We ran, we walked, we stopped and stretched. I took a twizzler off a girl near Kits Beach, and I don’t even like twizzlers, but that was the best tasting twizzler I have ever had. We crossed the Burrard Bridge and headed towards English Bay. The rain continued. I grabbed as many energy gels as I could from the aid stations.
As we entered Stanley Park, we only had about 10km to go. It was freezing as we ran past Siwash Rock, and the headwind started to blow. I was very thankful for the volunteers at this point, 4000 of them, braving the horrible conditions to be there for us whenever we needed water, ultima, or Vaseline.
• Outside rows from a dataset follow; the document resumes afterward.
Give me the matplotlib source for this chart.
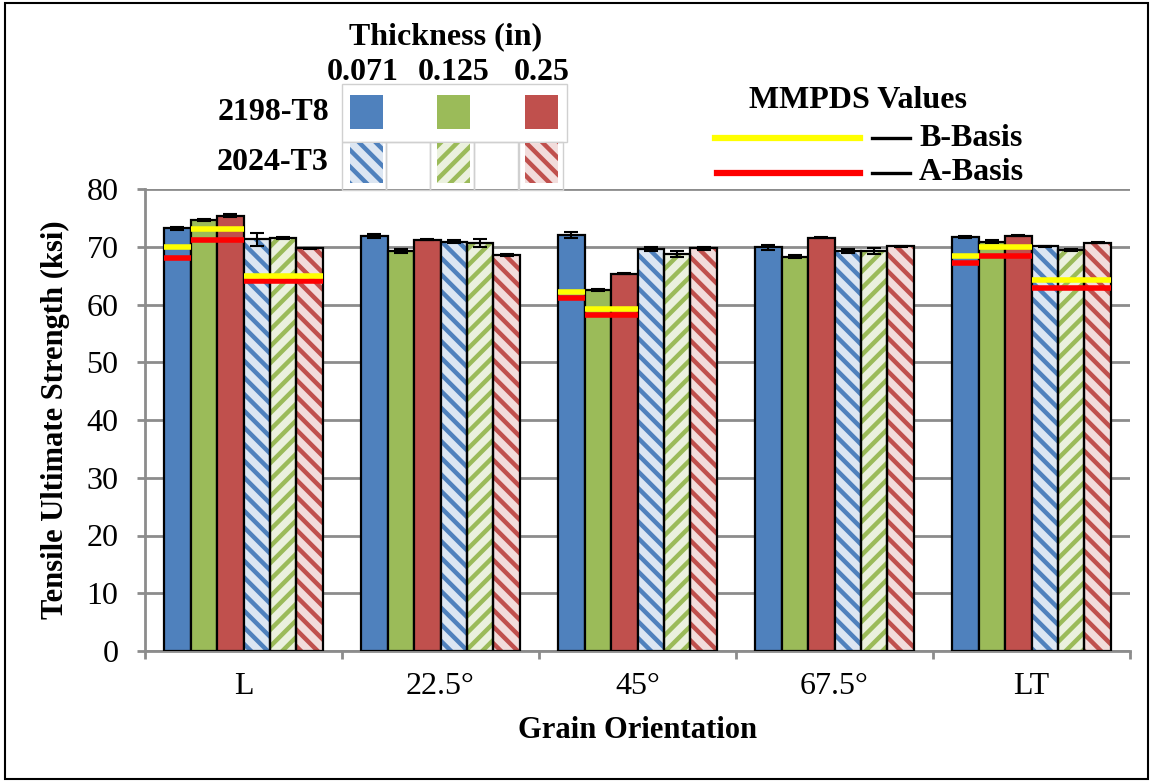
import numpy as np
import matplotlib.pyplot as plt
from matplotlib.patches import Rectangle
from matplotlib.lines import Line2D

plt.rcParams['font.family'] = ['Liberation Serif', 'DejaVu Serif']
plt.rcParams['hatch.linewidth'] = 3.2

# Grain orientations and thicknesses
orientations = ['L', '22.5°', '45°', '67.5°', 'LT']
thickness = ['0.071', '0.125', '0.25']

# Tensile ultimate strength (ksi), mean and scatter
al2198_071 = [73.2, 71.9, 72.0, 69.9, 71.7]
al2198_071_err = [0.3, 0.3, 0.5, 0.4, 0.2]
al2198_125 = [74.6, 69.3, 62.5, 68.3, 70.9]
al2198_125_err = [0.2, 0.3, 0.2, 0.2, 0.2]
al2198_250 = [75.4, 71.2, 65.3, 71.6, 71.9]
al2198_250_err = [0.2, 0.1, 0.1, 0.1, 0.1]
al2024_071 = [71.3, 70.9, 69.6, 69.3, 70.1]
al2024_071_err = [1.1, 0.2, 0.4, 0.3, 0.1]
al2024_125 = [71.5, 70.6, 68.7, 69.3, 69.4]
al2024_125_err = [0.2, 0.7, 0.5, 0.5, 0.2]
al2024_250 = [69.7, 68.6, 69.7, 70.1, 70.7]
al2024_250_err = [0.1, 0.2, 0.3, 0.1, 0.1]

# MMPDS design values (ksi), nan where none is given
nan = np.nan
b_2198_071 = [69.9, nan, 62.1, nan, 68.4]
a_2198_071 = [68.1, nan, 61.1, nan, 67.1]
b_2198_thick = [73.0, nan, 59.2, nan, 69.9]
a_2198_thick = [71.2, nan, 58.2, nan, 68.4]
b_2024 = [65.0, nan, nan, nan, 64.2]
a_2024 = [64.1, nan, nan, nan, 62.9]

blue, green, red = '#4f81bd', '#9bbb59', '#c0504d'
light = {blue: '#dce6f2', green: '#ebf1de', red: '#f2dcdb'}

series = [
    (al2198_071, al2198_071_err, blue, None),
    (al2198_125, al2198_125_err, green, None),
    (al2198_250, al2198_250_err, red, None),
    (al2024_071, al2024_071_err, blue, '\\\\'),
    (al2024_125, al2024_125_err, green, '//'),
    (al2024_250, al2024_250_err, red, '\\\\'),
]

W, H = 1154, 782
fig = plt.figure(figsize=(W / 100, H / 100), dpi=100)
ax = fig.add_axes([145 / W, 1 - 651 / H, (1130 - 145) / W, (651 - 189) / H])

x = np.arange(len(orientations))
w = 0.1345
for k, (vals, errs, col, hatch) in enumerate(series):
    pos = x + (k - 2.5) * w
    if hatch is None:
        ax.bar(pos, vals, w, color=col, edgecolor='black', linewidth=1.6, zorder=3)
    else:
        ax.bar(pos, vals, w, color=light[col], edgecolor=col, hatch=hatch,
               linewidth=0, zorder=3)
        ax.bar(pos, vals, w, fill=False, edgecolor='black', linewidth=1.6, zorder=4)
    ax.errorbar(pos, vals, yerr=errs, fmt='none', ecolor='black',
                elinewidth=1.5, capsize=5, capthick=1.5, zorder=5)

# MMPDS lines span the bars they apply to
mmpds = [
    (b_2198_071, a_2198_071, 0, 0),
    (b_2198_thick, a_2198_thick, 1, 2),
    (b_2024, a_2024, 3, 5),
]
for b_vals, a_vals, first, last in mmpds:
    for i in range(len(orientations)):
        x0 = i + (first - 2.5) * w - w / 2
        x1 = i + (last - 2.5) * w + w / 2
        if not np.isnan(a_vals[i]):
            ax.hlines(a_vals[i], x0, x1, colors='#ff0000', lw=4, zorder=6)
        if not np.isnan(b_vals[i]):
            ax.hlines(b_vals[i], x0, x1, colors='#ffff00', lw=4, zorder=6)

gray = '#8c8c8c'
ax.set_ylim(0, 80)
ax.set_xlim(-0.5, len(orientations) - 0.5)
ax.set_yticks(np.arange(0, 81, 10))
ax.yaxis.grid(True, color=gray, lw=2)
ax.set_axisbelow(True)
for s in ['top', 'right']:
    ax.spines[s].set_visible(False)
for s in ['left', 'bottom']:
    ax.spines[s].set_color(gray)
    ax.spines[s].set_linewidth(2)

ax.set_xticks(x)
ax.set_xticklabels(orientations)
ax.set_xticks(np.arange(-0.5, len(orientations), 1), minor=True)
ax.tick_params(axis='x', which='major', length=0, pad=15, labelsize=23)
ax.tick_params(axis='x', which='minor', length=6, width=2, color=gray)
ax.tick_params(axis='y', length=6, width=2, color=gray, pad=13, labelsize=23)

ax.set_ylabel('Tensile Ultimate Strength (ksi)', fontsize=22, fontweight='bold', va='center')
ax.yaxis.set_label_coords((55 - 145) / 985, 0.5)
ax.set_xlabel('Grain Orientation', fontsize=22, fontweight='bold', va='center')
ax.xaxis.set_label_coords(0.5, (651 - 731) / 462)


def fx(px):
    return px / W


def fy(py):
    return 1 - py / H


# Thickness / alloy legend
fs = 23
fig.text(fx(446), fy(37), 'Thickness (in)', fontsize=fs, fontweight='bold',
         ha='center', va='center')
for lab, cx in zip(thickness, [363, 454, 542]):
    fig.text(fx(cx), fy(72), lab, fontsize=fs, fontweight='bold', ha='center', va='center')
fig.text(fx(329), fy(113), '2198-T8', fontsize=fs, fontweight='bold', ha='right', va='center')
fig.text(fx(329), fy(163), '2024-T3', fontsize=fs, fontweight='bold', ha='right', va='center')

frame = '#d0d0d0'
fig.add_artist(Rectangle((fx(342), fy(142)), fx(567 - 342), (142 - 84) / H, fill=False,
                         edgecolor=frame, lw=1, transform=fig.transFigure))
for bx in [342, 386, 430, 474, 519]:
    fig.add_artist(Rectangle((fx(bx), fy(190)), fx(44), 48 / H, fill=False,
                             edgecolor=frame, lw=1, transform=fig.transFigure))

for col, lx, hatch in zip([blue, green, red], [350, 437, 525], ['\\\\', '//', '\\\\']):
    fig.add_artist(Rectangle((fx(lx), fy(129)), fx(33), 34 / H, facecolor=col,
                             edgecolor='none', transform=fig.transFigure))
    fig.add_artist(Rectangle((fx(lx), fy(183)), fx(33), 40 / H, facecolor=light[col],
                             edgecolor=col, hatch=hatch, lw=0, transform=fig.transFigure))

# MMPDS legend
fig.text(fx(858), fy(100), 'MMPDS Values', fontsize=fs, fontweight='bold',
         ha='center', va='center')
fig.add_artist(Line2D([fx(715), fx(860)], [fy(138), fy(138)], color='#ffff00', lw=4.5))
fig.add_artist(Line2D([fx(717), fx(860)], [fy(173), fy(173)], color='#ff0000', lw=4.5))
for lab, py in [('B-Basis', 138), ('A-Basis', 173)]:
    fig.add_artist(Line2D([fx(872), fx(910)], [fy(py), fy(py)], color='black', lw=2.4))
    fig.text(fx(919), fy(py), lab, fontsize=fs, fontweight='bold', ha='left', va='center')

# Outer border
fig.add_artist(Rectangle((0.004, 0.004), 0.991, 0.992, fill=False, edgecolor='black',
                         lw=1.5, transform=fig.transFigure))

fig.savefig('out.png', dpi=100)
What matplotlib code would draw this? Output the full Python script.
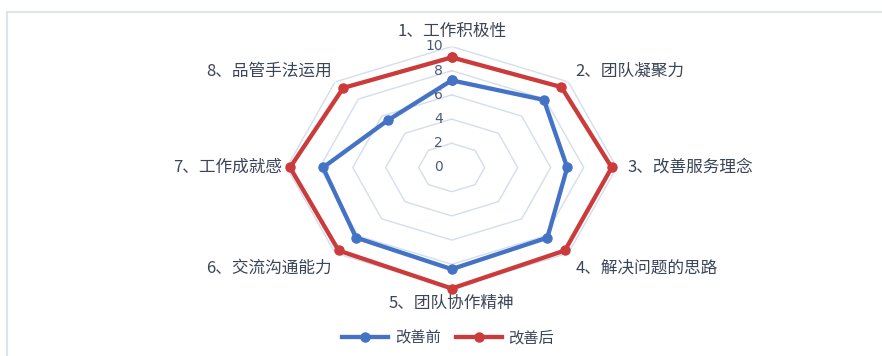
import matplotlib
matplotlib.use("Agg")
import matplotlib.pyplot as plt
import numpy as np
from matplotlib.lines import Line2D
from matplotlib.patches import Rectangle

plt.rcParams["font.family"] = ["Noto Sans CJK SC", "DejaVu Sans"]

# data
categories = ["1、工作积极性", "2、团队凝聚力", "3、改善服务理念", "4、解决问题的思路",
              "5、团队协作精神", "6、交流沟通能力", "7、工作成就感", "8、品管手法运用"]
before = [7.2, 7.9, 7.0, 8.2, 8.4, 8.2, 7.8, 5.5]
after = [9.1, 9.4, 9.7, 9.7, 10.0, 9.7, 9.8, 9.3]
r_ticks = [0, 2, 4, 6, 8, 10]
series_names = ["改善前", "改善后"]

BLUE = "#4472C4"
RED = "#CC3B3B"
GRID = "#d3deed"
TEXT = "#3b4559"

n = len(categories)
theta = np.arange(n) * 2 * np.pi / n
theta_c = np.append(theta, theta[0])

fig = plt.figure(figsize=(8.82, 3.56), dpi=100)
fig.add_artist(Rectangle((7 / 882, -0.1), 1.2, (356 - 12) / 356 + 0.1,
                         transform=fig.transFigure, fill=False,
                         ec="#dce4ee", lw=1.6))

ax = fig.add_axes([0.3251, 0.1896, 0.3741, 0.6798], projection="polar")
ax.set_aspect("auto")
ax.set_theta_offset(np.pi / 2)
ax.set_theta_direction(-1)
ax.set_ylim(0, 10)
ax.grid(False)
ax.set_xticks([])
ax.set_yticks([])
ax.spines["polar"].set_visible(False)
ax.patch.set_alpha(0)

# octagonal grid rings
for r in r_ticks[1:]:
    ax.plot(theta_c, [r] * (n + 1), color=GRID, lw=1.0, zorder=1)

# radial tick labels
for r in r_ticks:
    ax.annotate(str(r), xy=(0, r), xytext=(-9, 0), textcoords="offset pixels",
                ha="right", va="center", fontsize=10, color="#4d5b78",
                family=["DejaVu Sans"], zorder=2)

ax.plot(theta_c, before + before[:1], color=BLUE, lw=3.1, marker="o",
        ms=6.5, zorder=3, clip_on=False)
ax.plot(theta_c, after + after[:1], color=RED, lw=3.1, marker="o",
        ms=6.5, zorder=4, clip_on=False)

# category labels around the outer ring
offsets = [(0, 7, "center", "bottom"), (7, 11, "left", "center"),
           (11, 0, "left", "center"), (7, -15, "left", "center"),
           (0, -6, "center", "top"), (-3, -15, "right", "center"),
           (-5, 0, "right", "center"), (-3, 11, "right", "center")]
for t, lab, (dx, dy, ha, va) in zip(theta, categories, offsets):
    ax.annotate(lab, xy=(t, 10), xytext=(dx, dy), textcoords="offset pixels",
                ha=ha, va=va, fontsize=12, color=TEXT, annotation_clip=False)

handles = [Line2D([], [], color=BLUE, lw=3.1, marker="o", ms=6.5),
           Line2D([], [], color=RED, lw=3.1, marker="o", ms=6.5)]
fig.legend(handles, series_names, loc="center", bbox_to_anchor=(0.508, 1 - 338 / 356),
           ncol=2, frameon=False, fontsize=11, handlelength=3.0,
           handletextpad=0.45, columnspacing=1.0, labelcolor=TEXT)

fig.savefig("out.png", dpi=100)
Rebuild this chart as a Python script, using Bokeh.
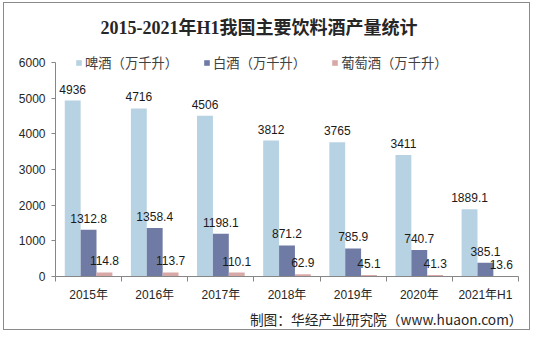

We passed the Lions Gate bridge, Brockton Point lighthouse, the 9 o’clock gun and the rowing club. I was giving Lee a running commentary as we went along…. I used to live in that block of units…. I used to work there. I definitely did the bulk of the talking. I’m not sure if I was helping or not.
We turned on to Pender street, and the finish line was in sight. As we crossed, we joined hands and threw them up into the air! We were done, in 4:23:48, a PB for Lee. Sometimes running with a friend is more important and more rewarding than running as fast as you can.
John Stanton, author and founder of the running room, put my medal around my neck as we walked down the finishers chute (I.e. The food tunnel) I got yoghurt, fruit, and a little box of food that was filled with chocolate, crackers, muesli bars and trail mix.
I retrieved my bag from bag check, and promptly got changed into dry clothes, including my Boston jacket, from 2 weeks ago. This prompted a number of runners to come up to me, who had also just done the Boston/Vancouver double, and talk about how crazy we were.
I decided to forgo the brunch that we had originally planned in favour of going home to get warm and dry. Once home, I counted my gel stash and headed to Kadoya, where I ate sushi until I could eat no more!
I’m now looking forward to the North Face 100km in two weeks time. Marathons #19 and 20! (A 100k totally counts as 2 marathons, right??)